CHALLENGE - Every record should be written out exactly, with the pictures left out.
[start DATA SHOWN]
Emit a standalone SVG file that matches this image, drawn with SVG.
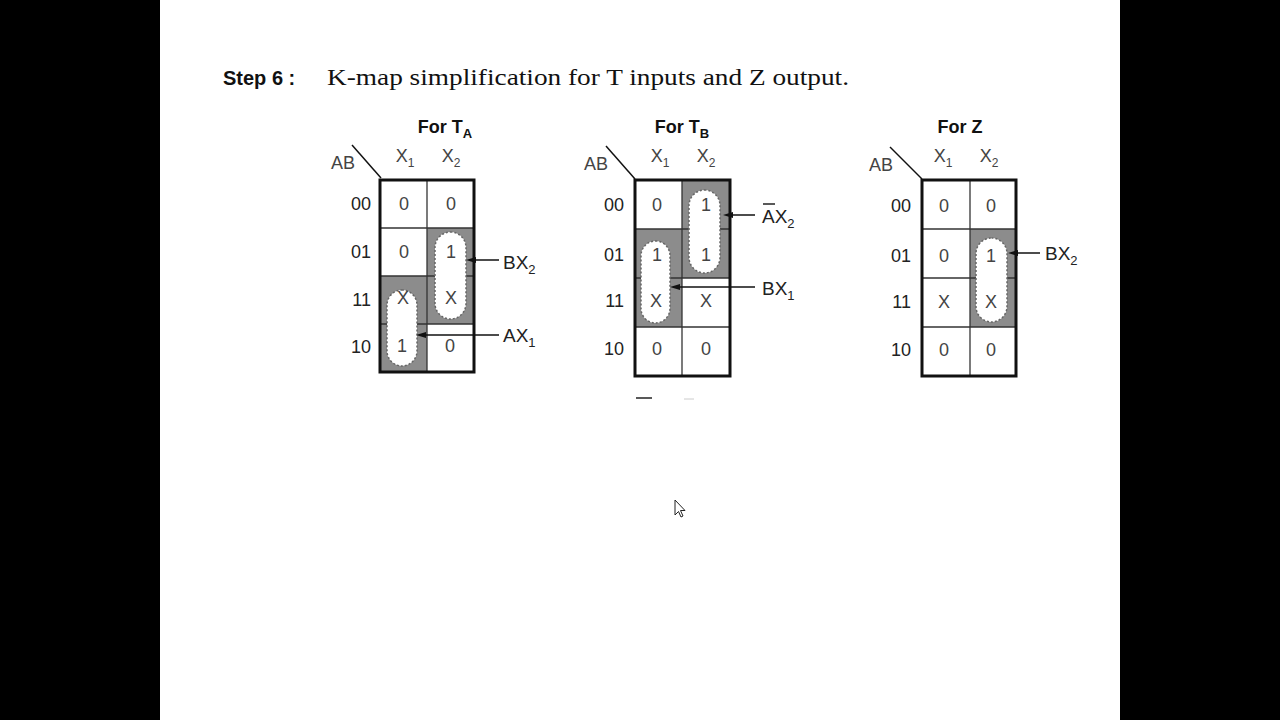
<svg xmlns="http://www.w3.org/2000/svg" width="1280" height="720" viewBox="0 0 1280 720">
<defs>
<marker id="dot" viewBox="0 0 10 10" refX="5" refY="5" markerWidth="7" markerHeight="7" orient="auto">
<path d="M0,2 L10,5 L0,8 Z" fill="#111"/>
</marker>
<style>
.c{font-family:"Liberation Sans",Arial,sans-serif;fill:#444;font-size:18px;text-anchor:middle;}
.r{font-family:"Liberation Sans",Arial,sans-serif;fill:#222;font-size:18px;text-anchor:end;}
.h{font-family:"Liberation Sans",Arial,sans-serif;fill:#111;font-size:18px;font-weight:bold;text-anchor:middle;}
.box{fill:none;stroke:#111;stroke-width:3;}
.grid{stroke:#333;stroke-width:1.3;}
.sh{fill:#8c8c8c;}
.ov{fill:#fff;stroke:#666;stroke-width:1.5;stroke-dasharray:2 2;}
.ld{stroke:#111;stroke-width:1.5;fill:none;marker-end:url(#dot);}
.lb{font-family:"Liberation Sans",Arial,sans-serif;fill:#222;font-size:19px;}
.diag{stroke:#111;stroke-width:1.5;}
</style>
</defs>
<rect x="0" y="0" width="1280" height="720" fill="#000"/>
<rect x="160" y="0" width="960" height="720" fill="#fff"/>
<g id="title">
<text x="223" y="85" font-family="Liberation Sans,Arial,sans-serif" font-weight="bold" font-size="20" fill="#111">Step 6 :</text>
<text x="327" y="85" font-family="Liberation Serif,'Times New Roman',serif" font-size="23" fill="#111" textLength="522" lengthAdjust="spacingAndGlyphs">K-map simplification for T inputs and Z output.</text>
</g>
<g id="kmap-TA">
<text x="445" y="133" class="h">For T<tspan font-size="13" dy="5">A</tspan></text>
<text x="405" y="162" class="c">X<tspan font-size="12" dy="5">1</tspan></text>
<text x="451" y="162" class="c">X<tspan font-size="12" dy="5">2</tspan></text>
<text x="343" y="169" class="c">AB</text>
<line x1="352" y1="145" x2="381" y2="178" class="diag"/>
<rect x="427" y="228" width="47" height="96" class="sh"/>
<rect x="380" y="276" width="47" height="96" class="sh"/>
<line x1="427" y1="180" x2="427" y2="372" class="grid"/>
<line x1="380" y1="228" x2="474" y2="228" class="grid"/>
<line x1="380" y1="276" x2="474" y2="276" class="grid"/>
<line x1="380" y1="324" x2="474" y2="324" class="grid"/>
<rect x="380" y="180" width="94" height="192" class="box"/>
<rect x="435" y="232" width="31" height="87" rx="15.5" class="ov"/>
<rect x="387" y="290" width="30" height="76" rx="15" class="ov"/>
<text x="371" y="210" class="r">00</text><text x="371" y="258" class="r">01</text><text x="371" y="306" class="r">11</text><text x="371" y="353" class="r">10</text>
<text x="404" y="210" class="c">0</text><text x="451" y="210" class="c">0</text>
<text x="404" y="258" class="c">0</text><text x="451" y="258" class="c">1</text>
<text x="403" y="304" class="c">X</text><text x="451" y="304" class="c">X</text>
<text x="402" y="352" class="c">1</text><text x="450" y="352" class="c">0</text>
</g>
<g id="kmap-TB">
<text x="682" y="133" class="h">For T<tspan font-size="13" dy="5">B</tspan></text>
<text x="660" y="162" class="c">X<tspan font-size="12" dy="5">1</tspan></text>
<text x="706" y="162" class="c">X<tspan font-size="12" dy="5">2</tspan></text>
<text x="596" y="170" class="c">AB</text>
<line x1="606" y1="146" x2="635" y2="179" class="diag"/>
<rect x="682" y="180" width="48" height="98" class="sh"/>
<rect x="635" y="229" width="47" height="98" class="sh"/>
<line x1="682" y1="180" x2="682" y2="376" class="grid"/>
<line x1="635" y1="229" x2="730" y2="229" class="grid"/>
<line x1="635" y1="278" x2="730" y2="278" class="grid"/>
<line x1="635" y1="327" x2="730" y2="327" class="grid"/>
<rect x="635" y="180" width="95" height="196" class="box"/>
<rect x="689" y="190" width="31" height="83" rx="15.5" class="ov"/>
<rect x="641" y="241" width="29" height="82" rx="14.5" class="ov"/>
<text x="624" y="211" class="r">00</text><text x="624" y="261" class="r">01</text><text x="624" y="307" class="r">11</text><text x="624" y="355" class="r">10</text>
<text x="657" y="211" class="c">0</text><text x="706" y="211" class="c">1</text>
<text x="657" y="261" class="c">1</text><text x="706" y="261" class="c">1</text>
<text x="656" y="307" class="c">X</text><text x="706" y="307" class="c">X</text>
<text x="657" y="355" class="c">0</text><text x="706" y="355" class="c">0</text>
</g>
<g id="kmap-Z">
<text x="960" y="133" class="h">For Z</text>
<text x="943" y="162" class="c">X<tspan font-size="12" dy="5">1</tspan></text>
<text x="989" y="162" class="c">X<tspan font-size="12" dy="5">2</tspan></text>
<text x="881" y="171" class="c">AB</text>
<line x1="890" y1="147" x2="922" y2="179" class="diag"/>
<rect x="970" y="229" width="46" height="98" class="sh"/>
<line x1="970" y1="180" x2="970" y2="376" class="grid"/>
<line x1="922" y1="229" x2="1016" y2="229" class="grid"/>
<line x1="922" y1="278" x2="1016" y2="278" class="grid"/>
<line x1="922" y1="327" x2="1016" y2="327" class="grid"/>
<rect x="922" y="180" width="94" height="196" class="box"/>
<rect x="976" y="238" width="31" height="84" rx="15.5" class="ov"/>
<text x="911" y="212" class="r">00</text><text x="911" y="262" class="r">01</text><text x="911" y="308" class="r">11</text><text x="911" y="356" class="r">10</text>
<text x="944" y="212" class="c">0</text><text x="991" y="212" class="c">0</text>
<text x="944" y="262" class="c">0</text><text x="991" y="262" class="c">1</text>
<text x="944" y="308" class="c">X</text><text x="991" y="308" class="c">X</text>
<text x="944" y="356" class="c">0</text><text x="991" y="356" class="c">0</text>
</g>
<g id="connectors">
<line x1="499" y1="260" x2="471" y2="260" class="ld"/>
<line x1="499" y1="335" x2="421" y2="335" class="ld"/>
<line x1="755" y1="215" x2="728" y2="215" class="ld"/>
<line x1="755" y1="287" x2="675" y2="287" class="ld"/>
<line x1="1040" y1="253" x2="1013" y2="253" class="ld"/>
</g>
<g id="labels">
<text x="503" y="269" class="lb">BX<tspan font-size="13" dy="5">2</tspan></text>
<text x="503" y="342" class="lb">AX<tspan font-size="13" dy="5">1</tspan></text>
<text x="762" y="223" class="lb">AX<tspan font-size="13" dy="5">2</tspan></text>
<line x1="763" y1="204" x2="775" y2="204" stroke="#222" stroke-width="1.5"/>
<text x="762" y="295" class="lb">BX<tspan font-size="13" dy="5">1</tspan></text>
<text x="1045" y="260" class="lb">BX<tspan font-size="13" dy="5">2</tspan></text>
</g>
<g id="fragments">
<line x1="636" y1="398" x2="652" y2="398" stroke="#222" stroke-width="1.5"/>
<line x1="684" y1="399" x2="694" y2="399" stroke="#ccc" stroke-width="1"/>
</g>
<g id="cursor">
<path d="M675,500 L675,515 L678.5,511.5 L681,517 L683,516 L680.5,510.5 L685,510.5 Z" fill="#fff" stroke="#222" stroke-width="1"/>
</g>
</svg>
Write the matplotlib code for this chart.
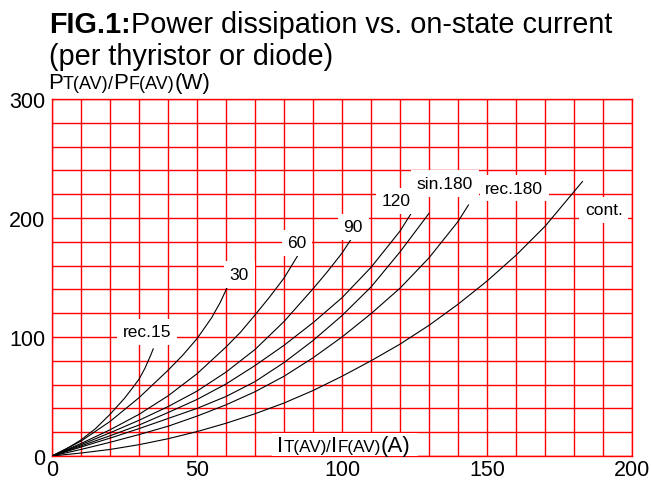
[end DATA SHOWN]
EXPECTED ANSWER -
Emit a standalone SVG file that matches this image, drawn with SVG.
<svg xmlns="http://www.w3.org/2000/svg" width="1280" height="720" viewBox="0 0 1280 720">
<defs>
<marker id="dot" viewBox="0 0 10 10" refX="5" refY="5" markerWidth="7" markerHeight="7" orient="auto">
<path d="M0,2 L10,5 L0,8 Z" fill="#111"/>
</marker>
<style>
.c{font-family:"Liberation Sans",Arial,sans-serif;fill:#444;font-size:18px;text-anchor:middle;}
.r{font-family:"Liberation Sans",Arial,sans-serif;fill:#222;font-size:18px;text-anchor:end;}
.h{font-family:"Liberation Sans",Arial,sans-serif;fill:#111;font-size:18px;font-weight:bold;text-anchor:middle;}
.box{fill:none;stroke:#111;stroke-width:3;}
.grid{stroke:#333;stroke-width:1.3;}
.sh{fill:#8c8c8c;}
.ov{fill:#fff;stroke:#666;stroke-width:1.5;stroke-dasharray:2 2;}
.ld{stroke:#111;stroke-width:1.5;fill:none;marker-end:url(#dot);}
.lb{font-family:"Liberation Sans",Arial,sans-serif;fill:#222;font-size:19px;}
.diag{stroke:#111;stroke-width:1.5;}
</style>
</defs>
<rect x="0" y="0" width="1280" height="720" fill="#000"/>
<rect x="160" y="0" width="960" height="720" fill="#fff"/>
<g id="title">
<text x="223" y="85" font-family="Liberation Sans,Arial,sans-serif" font-weight="bold" font-size="20" fill="#111">Step 6 :</text>
<text x="327" y="85" font-family="Liberation Serif,'Times New Roman',serif" font-size="23" fill="#111" textLength="522" lengthAdjust="spacingAndGlyphs">K-map simplification for T inputs and Z output.</text>
</g>
<g id="kmap-TA">
<text x="445" y="133" class="h">For T<tspan font-size="13" dy="5">A</tspan></text>
<text x="405" y="162" class="c">X<tspan font-size="12" dy="5">1</tspan></text>
<text x="451" y="162" class="c">X<tspan font-size="12" dy="5">2</tspan></text>
<text x="343" y="169" class="c">AB</text>
<line x1="352" y1="145" x2="381" y2="178" class="diag"/>
<rect x="427" y="228" width="47" height="96" class="sh"/>
<rect x="380" y="276" width="47" height="96" class="sh"/>
<line x1="427" y1="180" x2="427" y2="372" class="grid"/>
<line x1="380" y1="228" x2="474" y2="228" class="grid"/>
<line x1="380" y1="276" x2="474" y2="276" class="grid"/>
<line x1="380" y1="324" x2="474" y2="324" class="grid"/>
<rect x="380" y="180" width="94" height="192" class="box"/>
<rect x="435" y="232" width="31" height="87" rx="15.5" class="ov"/>
<rect x="387" y="290" width="30" height="76" rx="15" class="ov"/>
<text x="371" y="210" class="r">00</text><text x="371" y="258" class="r">01</text><text x="371" y="306" class="r">11</text><text x="371" y="353" class="r">10</text>
<text x="404" y="210" class="c">0</text><text x="451" y="210" class="c">0</text>
<text x="404" y="258" class="c">0</text><text x="451" y="258" class="c">1</text>
<text x="403" y="304" class="c">X</text><text x="451" y="304" class="c">X</text>
<text x="402" y="352" class="c">1</text><text x="450" y="352" class="c">0</text>
</g>
<g id="kmap-TB">
<text x="682" y="133" class="h">For T<tspan font-size="13" dy="5">B</tspan></text>
<text x="660" y="162" class="c">X<tspan font-size="12" dy="5">1</tspan></text>
<text x="706" y="162" class="c">X<tspan font-size="12" dy="5">2</tspan></text>
<text x="596" y="170" class="c">AB</text>
<line x1="606" y1="146" x2="635" y2="179" class="diag"/>
<rect x="682" y="180" width="48" height="98" class="sh"/>
<rect x="635" y="229" width="47" height="98" class="sh"/>
<line x1="682" y1="180" x2="682" y2="376" class="grid"/>
<line x1="635" y1="229" x2="730" y2="229" class="grid"/>
<line x1="635" y1="278" x2="730" y2="278" class="grid"/>
<line x1="635" y1="327" x2="730" y2="327" class="grid"/>
<rect x="635" y="180" width="95" height="196" class="box"/>
<rect x="689" y="190" width="31" height="83" rx="15.5" class="ov"/>
<rect x="641" y="241" width="29" height="82" rx="14.5" class="ov"/>
<text x="624" y="211" class="r">00</text><text x="624" y="261" class="r">01</text><text x="624" y="307" class="r">11</text><text x="624" y="355" class="r">10</text>
<text x="657" y="211" class="c">0</text><text x="706" y="211" class="c">1</text>
<text x="657" y="261" class="c">1</text><text x="706" y="261" class="c">1</text>
<text x="656" y="307" class="c">X</text><text x="706" y="307" class="c">X</text>
<text x="657" y="355" class="c">0</text><text x="706" y="355" class="c">0</text>
</g>
<g id="kmap-Z">
<text x="960" y="133" class="h">For Z</text>
<text x="943" y="162" class="c">X<tspan font-size="12" dy="5">1</tspan></text>
<text x="989" y="162" class="c">X<tspan font-size="12" dy="5">2</tspan></text>
<text x="881" y="171" class="c">AB</text>
<line x1="890" y1="147" x2="922" y2="179" class="diag"/>
<rect x="970" y="229" width="46" height="98" class="sh"/>
<line x1="970" y1="180" x2="970" y2="376" class="grid"/>
<line x1="922" y1="229" x2="1016" y2="229" class="grid"/>
<line x1="922" y1="278" x2="1016" y2="278" class="grid"/>
<line x1="922" y1="327" x2="1016" y2="327" class="grid"/>
<rect x="922" y="180" width="94" height="196" class="box"/>
<rect x="976" y="238" width="31" height="84" rx="15.5" class="ov"/>
<text x="911" y="212" class="r">00</text><text x="911" y="262" class="r">01</text><text x="911" y="308" class="r">11</text><text x="911" y="356" class="r">10</text>
<text x="944" y="212" class="c">0</text><text x="991" y="212" class="c">0</text>
<text x="944" y="262" class="c">0</text><text x="991" y="262" class="c">1</text>
<text x="944" y="308" class="c">X</text><text x="991" y="308" class="c">X</text>
<text x="944" y="356" class="c">0</text><text x="991" y="356" class="c">0</text>
</g>
<g id="connectors">
<line x1="499" y1="260" x2="471" y2="260" class="ld"/>
<line x1="499" y1="335" x2="421" y2="335" class="ld"/>
<line x1="755" y1="215" x2="728" y2="215" class="ld"/>
<line x1="755" y1="287" x2="675" y2="287" class="ld"/>
<line x1="1040" y1="253" x2="1013" y2="253" class="ld"/>
</g>
<g id="labels">
<text x="503" y="269" class="lb">BX<tspan font-size="13" dy="5">2</tspan></text>
<text x="503" y="342" class="lb">AX<tspan font-size="13" dy="5">1</tspan></text>
<text x="762" y="223" class="lb">AX<tspan font-size="13" dy="5">2</tspan></text>
<line x1="763" y1="204" x2="775" y2="204" stroke="#222" stroke-width="1.5"/>
<text x="762" y="295" class="lb">BX<tspan font-size="13" dy="5">1</tspan></text>
<text x="1045" y="260" class="lb">BX<tspan font-size="13" dy="5">2</tspan></text>
</g>
<g id="fragments">
<line x1="636" y1="398" x2="652" y2="398" stroke="#222" stroke-width="1.5"/>
<line x1="684" y1="399" x2="694" y2="399" stroke="#ccc" stroke-width="1"/>
</g>
<g id="cursor">
<path d="M675,500 L675,515 L678.5,511.5 L681,517 L683,516 L680.5,510.5 L685,510.5 Z" fill="#fff" stroke="#222" stroke-width="1"/>
</g>
</svg>
Write the matplotlib code for this chart.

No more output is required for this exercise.